Leah was born in Garden City, S.D., on Nov. 1, 1926, as Leah Kettering and as a youth moved with her parents, Miles and Lila, and younger sister, Dorothy, and baby brother, Clayton, (Bud) where the Kettering family farmed near Sedan for many years. After high school Leah had a few different jobs and the one that stands out the most in family folklore was her job at the Glenwood State Bank, where she was working when one night at the Lakeside Ballroom, she met a handsome young railroader named Earl, although even then everyone knew him as “Hod” Hodsdon. Even at Leah’s 98th birthday party at Lakeside we all got to hear that story one more time and she never tired of telling it. Hod’s standard joke was he asked her to marry him because as a bank employee he thought she got to bring home free samples, but he did ask her and they married on Oct. 27, 1952.

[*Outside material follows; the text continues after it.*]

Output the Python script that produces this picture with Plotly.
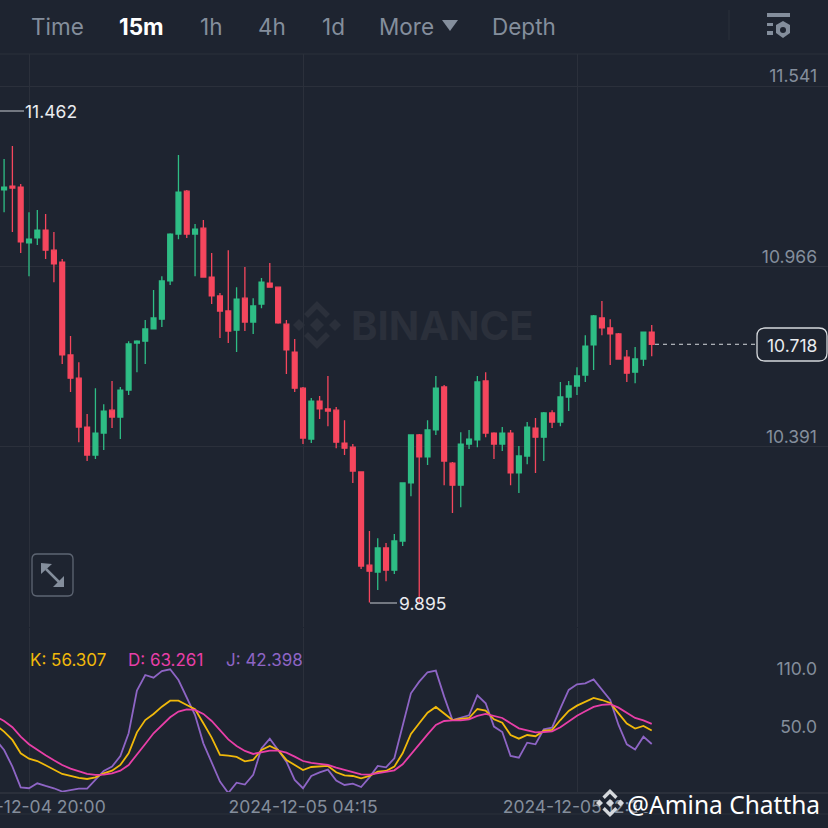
import plotly.graph_objects as go

# 15m candles, index 0 is the leftmost visible one
opens = [11.210, 11.222, 11.219, 11.041, 11.057, 11.082, 11.018, 10.980, 10.684, 10.610,
         10.454, 10.365, 10.435, 10.508, 10.486, 10.572, 10.722, 10.728, 10.767, 10.798,
         10.920, 11.069, 11.206, 11.069, 11.088, 10.932, 10.872, 10.824, 10.763, 10.865,
         10.789, 10.846, 10.913, 10.900, 10.782, 10.693, 10.578, 10.416, 10.537, 10.512,
         10.508, 10.403, 10.390, 10.311, 10.014, 9.992, 10.069, 9.998, 10.091, 10.276,
         10.429, 10.359, 10.445, 10.582, 10.339, 10.269, 10.400, 10.413, 10.601, 10.435,
         10.400, 10.435, 10.308, 10.362, 10.451, 10.422, 10.499, 10.470, 10.550, 10.585,
         10.620, 10.716, 10.802, 10.770, 10.751, 10.677, 10.629, 10.671, 10.757]
highs = [11.308, 11.350, 11.229, 11.139, 11.146, 11.133, 11.076, 10.990, 10.744, 10.661,
         10.496, 10.578, 10.527, 10.601, 10.582, 10.728, 10.731, 10.795, 10.891, 10.935,
         11.072, 11.321, 11.210, 11.101, 11.114, 11.009, 10.881, 11.018, 10.900, 10.964,
         10.865, 10.929, 10.977, 10.900, 10.795, 10.735, 10.582, 10.547, 10.553, 10.617,
         10.518, 10.476, 10.400, 10.311, 10.123, 10.100, 10.085, 10.113, 10.276, 10.429,
         10.432, 10.476, 10.617, 10.588, 10.343, 10.438, 10.445, 10.617, 10.629, 10.438,
         10.454, 10.445, 10.394, 10.470, 10.483, 10.502, 10.508, 10.598, 10.601, 10.645,
         10.747, 10.811, 10.856, 10.798, 10.754, 10.700, 10.709, 10.757, 10.779]
lows = [11.139, 11.076, 11.009, 10.935, 11.034, 10.990, 10.916, 10.655, 10.566, 10.406,
        10.346, 10.352, 10.381, 10.451, 10.416, 10.556, 10.629, 10.655, 10.767, 10.773,
        10.907, 11.053, 11.057, 10.935, 10.932, 10.846, 10.738, 10.722, 10.693, 10.760,
        10.751, 10.833, 10.900, 10.783, 10.623, 10.566, 10.400, 10.403, 10.480, 10.457,
        10.387, 10.365, 10.276, 10.002, 9.895, 9.935, 9.963, 9.986, 10.075, 10.234,
        9.896, 10.333, 10.429, 10.269, 10.180, 10.199, 10.384, 10.390, 10.422, 10.352,
        10.378, 10.269, 10.244, 10.336, 10.308, 10.346, 10.451, 10.457, 10.505, 10.556,
        10.598, 10.636, 10.747, 10.652, 10.671, 10.598, 10.594, 10.649, 10.680]
closes = [11.219, 11.216, 11.044, 11.053, 11.082, 11.018, 10.974, 10.684, 10.610, 10.454,
          10.365, 10.435, 10.505, 10.486, 10.572, 10.719, 10.728, 10.767, 10.802, 10.920,
          11.069, 11.203, 11.069, 11.085, 10.932, 10.872, 10.824, 10.760, 10.862, 10.789,
          10.840, 10.916, 10.900, 10.786, 10.700, 10.578, 10.419, 10.537, 10.512, 10.505,
          10.406, 10.387, 10.314, 10.011, 9.995, 10.069, 9.998, 10.091, 10.276, 10.429,
          10.359, 10.445, 10.578, 10.346, 10.269, 10.400, 10.416, 10.598, 10.435, 10.400,
          10.435, 10.308, 10.362, 10.454, 10.422, 10.499, 10.470, 10.550, 10.585, 10.617,
          10.712, 10.808, 10.770, 10.751, 10.671, 10.626, 10.671, 10.757, 10.718]

# KDJ starts one candle earlier so the lines run off the left edge
k_vals = [62.1, 55.2, 46.6, 32.8, 27.2, 24.8, 20.4, 16.2, 11.4, 9.3, 7.3, 6.2, 7.9, 12.1, 14.8, 20.7,
          32.8, 54.5, 67.2, 73.5, 81.0, 87.2, 87.2, 82.8, 78.3, 63.8, 49.0, 31.0, 30.4, 29.0,
          24.5, 25.9, 36.2, 40.4, 36.2, 25.9, 20.7, 15.5, 18.6, 19.0, 19.7, 13.1, 10.0, 9.3,
          6.9, 9.3, 13.8, 14.5, 19.0, 32.8, 52.8, 63.8, 74.8, 80.7, 73.5, 67.2, 68.3, 69.3,
          78.6, 76.9, 67.9, 64.5, 51.7, 47.9, 51.7, 50.4, 56.2, 56.9, 67.2, 76.6, 82.1, 85.9,
          90.0, 87.9, 84.8, 74.1, 63.5, 58.3, 61.0, 56.307]
d_vals = [70.7, 66.2, 59.7, 50.0, 42.1, 36.2, 30.7, 25.5, 20.7, 16.9, 13.8, 11.4, 10.4, 10.7, 12.1,
          14.8, 20.7, 31.0, 42.4, 53.5, 62.1, 70.0, 75.9, 78.3, 77.6, 73.5, 66.2, 56.2, 47.2,
          40.4, 35.2, 32.1, 33.5, 35.5, 35.5, 33.5, 29.3, 24.8, 22.8, 21.4, 20.7, 17.9, 15.5,
          13.1, 11.0, 10.7, 12.1, 13.1, 15.2, 21.4, 32.1, 42.4, 52.4, 62.1, 66.2, 66.9, 66.9,
          67.9, 71.4, 73.5, 71.4, 69.3, 63.8, 58.6, 56.6, 54.5, 54.8, 55.5, 59.7, 65.5, 71.7,
          76.2, 80.7, 82.8, 83.5, 80.0, 74.5, 69.3, 66.9, 63.261]
j_vals = [46.6, 36.2, 19.0, -2.4, -3.4, 1.7, -1.0, -3.4, -6.9, -5.2, -3.8, -3.8, 5.2, 14.5, 19.0,
          30.0, 53.5, 97.6, 113.8, 111.0, 117.9, 119.7, 108.6, 89.7, 72.4, 43.1, 22.4, 3.5,
          -8.3, 2.4, 0.4, 10.4, 37.9, 47.9, 36.2, 24.1, 5.2, -3.4, 9.3, 13.1, 15.9, 4.5, 0.0,
          1.4, -2.1, 7.9, 19.7, 18.3, 27.6, 62.1, 94.8, 106.9, 116.6, 118.3, 91.4, 67.2, 70.0,
          72.1, 92.8, 84.5, 60.4, 54.8, 30.0, 28.3, 43.8, 42.1, 57.6, 59.3, 79.3, 98.3, 104.1,
          105.2, 109.3, 99.0, 87.9, 62.1, 42.1, 36.6, 50.0, 42.398]

price_ticks = [11.541, 10.966, 10.391, 9.816]
kdj_ticks = [110.0, 50.0]
time_ticks = [3, 36, 69]
time_labels = ["2024-12-04 20:00", "2024-12-05 04:15", "2024-12-05 12:30"]
nav_items = [("Time", 57), ("15m", 141), ("1h", 211), ("4h", 272), ("1d", 333), ("More", 406), ("Depth", 524)]

BG = "#1e2430"
GRID = "#2b303b"
GREY = "#848e9c"
SIZE = 828


def px(x):
    return x / SIZE


def py(y):
    return 1 - y / SIZE


def label(x, y, text, color, size=17, anchor="left", family=None):
    """Text placed in screen pixels, y counted from the top."""
    font = {"size": size, "color": color}
    if family:
        font["family"] = family
    return {"xref": "paper", "yref": "paper", "x": px(x), "y": py(y), "text": text, "xanchor": anchor,
            "yanchor": "middle", "showarrow": False, "font": font}


def path_shape(points, fill=None, line=None, width=0, close=True):
    """Decoration drawn in screen pixels, y counted from the top."""
    d = "M" + " L".join(f"{px(x):.5f},{py(y):.5f}" for x, y in points) + (" Z" if close else "")
    return {
        "type": "path", "xref": "paper", "yref": "paper", "path": d,
        "fillcolor": fill or "rgba(0,0,0,0)",
        "line": {"color": line or "rgba(0,0,0,0)", "width": width},
    }


def rounded_box(x0, y0, x1, y1, r, line):
    d = (f"M{px(x0 + r):.5f},{py(y0):.5f} L{px(x1 - r):.5f},{py(y0):.5f} "
         f"Q{px(x1):.5f},{py(y0):.5f} {px(x1):.5f},{py(y0 + r):.5f} "
         f"L{px(x1):.5f},{py(y1 - r):.5f} Q{px(x1):.5f},{py(y1):.5f} {px(x1 - r):.5f},{py(y1):.5f} "
         f"L{px(x0 + r):.5f},{py(y1):.5f} Q{px(x0):.5f},{py(y1):.5f} {px(x0):.5f},{py(y1 - r):.5f} "
         f"L{px(x0):.5f},{py(y0 + r):.5f} Q{px(x0):.5f},{py(y0):.5f} {px(x0 + r):.5f},{py(y0):.5f} Z")
    return {"type": "path", "xref": "paper", "yref": "paper", "path": d,
            "fillcolor": "rgba(0,0,0,0)", "line": {"color": line, "width": 1.3}}


def hline(x0, x1, y, color=GRID, width=1):
    return {"type": "line", "xref": "paper", "yref": "paper", "x0": px(x0), "x1": px(x1),
            "y0": py(y), "y1": py(y), "line": {"color": color, "width": width}}


def logo(cx, cy, r, color):
    """Binance mark: centre and side diamonds plus top and bottom chevrons."""
    u = r / 24
    shapes = []
    for dx, s in ((0, 7), (-18, 6), (18, 6)):
        pts = [(cx + dx * u, cy - s * u), (cx + (dx + s) * u, cy), (cx + dx * u, cy + s * u), (cx + (dx - s) * u, cy)]
        shapes.append(path_shape(pts, fill=color))
    for sign in (-1, 1):
        pts = [(cx, cy + sign * 24 * u), (cx + 13 * u, cy + sign * 11 * u), (cx + 9 * u, cy + sign * 7 * u),
               (cx, cy + sign * 16 * u), (cx - 9 * u, cy + sign * 7 * u), (cx - 13 * u, cy + sign * 11 * u)]
        shapes.append(path_shape(pts, fill=color))
    return shapes


fig = go.Figure()
fig.add_trace(go.Candlestick(
    x=list(range(len(opens))), open=opens, high=highs, low=lows, close=closes,
    whiskerwidth=0, xaxis="x", yaxis="y",
    increasing={"line": {"color": "#2ebd85", "width": 1.3}, "fillcolor": "#2ebd85"},
    decreasing={"line": {"color": "#f6465d", "width": 1.3}, "fillcolor": "#f6465d"},
))
kdj_x = list(range(-1, len(opens)))
for name, values, color in (("J", j_vals, "#8e65c5"), ("K", k_vals, "#f0b90b"), ("D", d_vals, "#e83fa8")):
    fig.add_trace(go.Scatter(x=kdj_x, y=values, name=name, mode="lines", xaxis="x", yaxis="y2",
                             line={"color": color, "width": 1.8}))

annotations = []
for text, x in nav_items:
    active = text == "15m"
    annotations.append(label(x, 26, f"<b>{text}</b>" if active else text, "#ffffff" if active else GREY,
                             size=22.5, anchor="center", family="Inter"))

annotations += [
    label(28, 660, "K: 56.307", "#f0b90b"),
    label(126, 660, "D: 63.261", "#e83fa8"),
    label(224, 660, "J: 42.398", "#8e65c5"),
    label(23, 111, "11.462", "#eaecef", size=17.5),
    label(397, 603, "9.895", "#eaecef", size=17.5),
    label(792, 345, "10.718", "#eaecef", size=17.5, anchor="center"),
    label(349, 325, "<b>BINANCE</b>", "#2b303b", size=40, family="Inter"),
    label(822, 804, "@Amina Chattha", "#ffffff", size=24.5, anchor="right", family="Noto Sans"),
]

shapes = [
    hline(0, SIZE, 54),
    hline(0, SIZE, 793, width=2),
    hline(0, SIZE, 814),
    {"type": "line", "xref": "paper", "yref": "paper", "x0": px(729), "x1": px(729), "y0": py(10), "y1": py(40),
     "line": {"color": GRID, "width": 1}},
    # high / low markers
    hline(0, 24, 111, color="#c8ccd2"),
    hline(370, 397, 603, color="#c8ccd2"),
    # last price
    {"type": "line", "xref": "paper", "yref": "y", "x0": px(655), "x1": px(756), "y0": closes[-1], "y1": closes[-1],
     "line": {"color": "#d5d8dc", "width": 1, "dash": "4px,4px"}},
    rounded_box(757, 328, 827, 361, 8, "#d5d8dc"),
    # dropdown triangle
    path_shape([(442, 20), (458, 20), (450, 31)], fill=GREY),
    # settings icon
    path_shape([(767, 13), (790, 13), (790, 17), (767, 17)], fill=GREY),
    path_shape([(767, 23), (773, 23), (773, 26), (767, 26)], fill=GREY),
    path_shape([(767, 31), (773, 31), (773, 35), (767, 35)], fill=GREY),
    path_shape([(783, 21), (790, 25), (790, 33), (783, 38), (776, 33), (776, 25)], fill=GREY),
    {"type": "circle", "xref": "paper", "yref": "paper", "x0": px(780), "x1": px(786), "y0": py(27), "y1": py(33),
     "fillcolor": BG, "line": {"width": 0}},
    # expand button
    rounded_box(32, 554, 73, 596, 5, "#5e6673"),
    path_shape([(41, 563), (52, 564), (41, 574)], fill=GREY),
    path_shape([(64, 587), (53, 587), (64, 576)], fill=GREY),
    path_shape([(46, 569), (59, 582)], line=GREY, width=2.5, close=False),
    # the screenshot's handle text hides the tail of the last date
    {"type": "rect", "xref": "paper", "yref": "paper", "x0": px(637), "x1": px(662), "y0": py(796), "y1": py(812),
     "fillcolor": BG, "line": {"width": 0}, "layer": "above"},
]
shapes += logo(317, 325, 24, "#2b303b")
shapes += logo(610, 803, 14, "#d5d8dc")

fig.update_layout(
    width=SIZE, height=SIZE,
    # the clipped first date must not push the plot area in
    margin={"l": 0, "r": 0, "t": 0, "b": 0, "autoexpand": False},
    paper_bgcolor=BG, plot_bgcolor=BG,
    font={"family": "Inter, Roboto, sans-serif", "size": 17, "color": GREY},
    showlegend=False,
    boxgap=0.17,
    xaxis={
        "domain": [0, 1], "range": [-0.493, 99.23], "anchor": "y2", "rangeslider": {"visible": False},
        "tickmode": "array", "tickvals": time_ticks, "ticktext": time_labels, "ticks": "",
        "showgrid": True, "gridcolor": GRID, "gridwidth": 1, "zeroline": False, "showline": False,
        "tickfont": {"size": 17.5, "color": GREY}, "ticklabelstandoff": 1, "ticklabeloverflow": "allow",
    },
    yaxis={
        "domain": [py(627), py(54)], "range": [9.817, 11.643], "anchor": "x", "side": "right",
        "tickmode": "array", "tickvals": price_ticks, "ticktext": [f"{t:.3f}" for t in price_ticks],
        "ticklabelposition": "inside", "ticklabelshift": -10, "ticklabelstandoff": 8, "ticks": "",
        "showgrid": True, "gridcolor": GRID, "gridwidth": 1, "zeroline": False, "showline": False,
        "tickfont": {"size": 17.5, "color": GREY},
    },
    yaxis2={
        "domain": [py(793), py(628)], "range": [-8.3, 162.4], "anchor": "x", "side": "right",
        "tickmode": "array", "tickvals": kdj_ticks, "ticktext": [f"{t:.1f}" for t in kdj_ticks],
        "ticklabelposition": "inside", "ticklabelshift": -10, "ticklabelstandoff": 8, "ticks": "",
        "showgrid": False, "zeroline": False, "showline": False,
        "tickfont": {"size": 17.5, "color": GREY},
    },
    shapes=shapes,
    annotations=annotations,
)

fig.write_html("out.html", config={"displayModeBar": False},
               post_script="document.body.style.margin='0';document.body.style.overflow='hidden';")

For the first several years of their marriage Leah and Hod lived in a trailer as they moved throughout Minnesota, Michigan and Wisconsin as Hod worked on the signal crew for the Soo Line Railroad. Their first son, Richard, was born during those traveling years and started life with lots of adopted uncles from the crew. As Hod gained seniority and Richard was going to soon start school a second son, Timothy, was born and the family spent the next several years moving from town to town as Hod continued to work on the railroad.

In 1964 Hod was able to land a permanent post in Glenwood and the family moved back to where Leah grew up. Hod and Leah would never move again. They bought their house in 1965 and even though Hod passed away in August 2020, it remained Leah’s home until at the age of 96 health conditions required her to move to Glenwood Estates where she lived until her passing.

In addition to raising her two boys, Leah worked many years as an aide in the Glenwood school system assisting in the high school library and with the kindergarten class, which she dearly loved. When Hod was elected president of his union local, Leah became his unofficial assistant and between that duty and vacations they were able to travel widely over the United States, which she relished. When Hod retired they wintered each year in Arizona with her biggest complaint being not seeing her grandchildren that had by then come into the picture.

Leah is survived by her sons, Richard (June) and Timothy; four grandchildren, Nicole Hodsdon (Chris), Sara (Chris) Stallman, Matt Hodsdon and Timothy J. (Rebecca) Hodsdon; seven great-grandchildren, Cole Hodsdon, Riley, Avery and Robin Stallman, and Wyatt, Everett and Sawyer Hodsdon; and her sister, Dorothy Pickett of California.

She was preceded in death by her parents, Miles and Lila Kettering; her brother, Bud Kettering; and her husband, Hod, who we will always remember as the love of her life.

A celebration of life will be held later and Leah’s ashes will be interred next to her husband, parents, brother and many neighbors from the farm in the Chippewa Falls Cemetery. Memorials to the Parkinson Foundation are preferred.

Our family extends our thanks to the caring staff at Glenwood Estates who watched over Leah these last two years and the compassionate and thoughtful staff of Moments Hospice for all that they did for her and our family these past two months.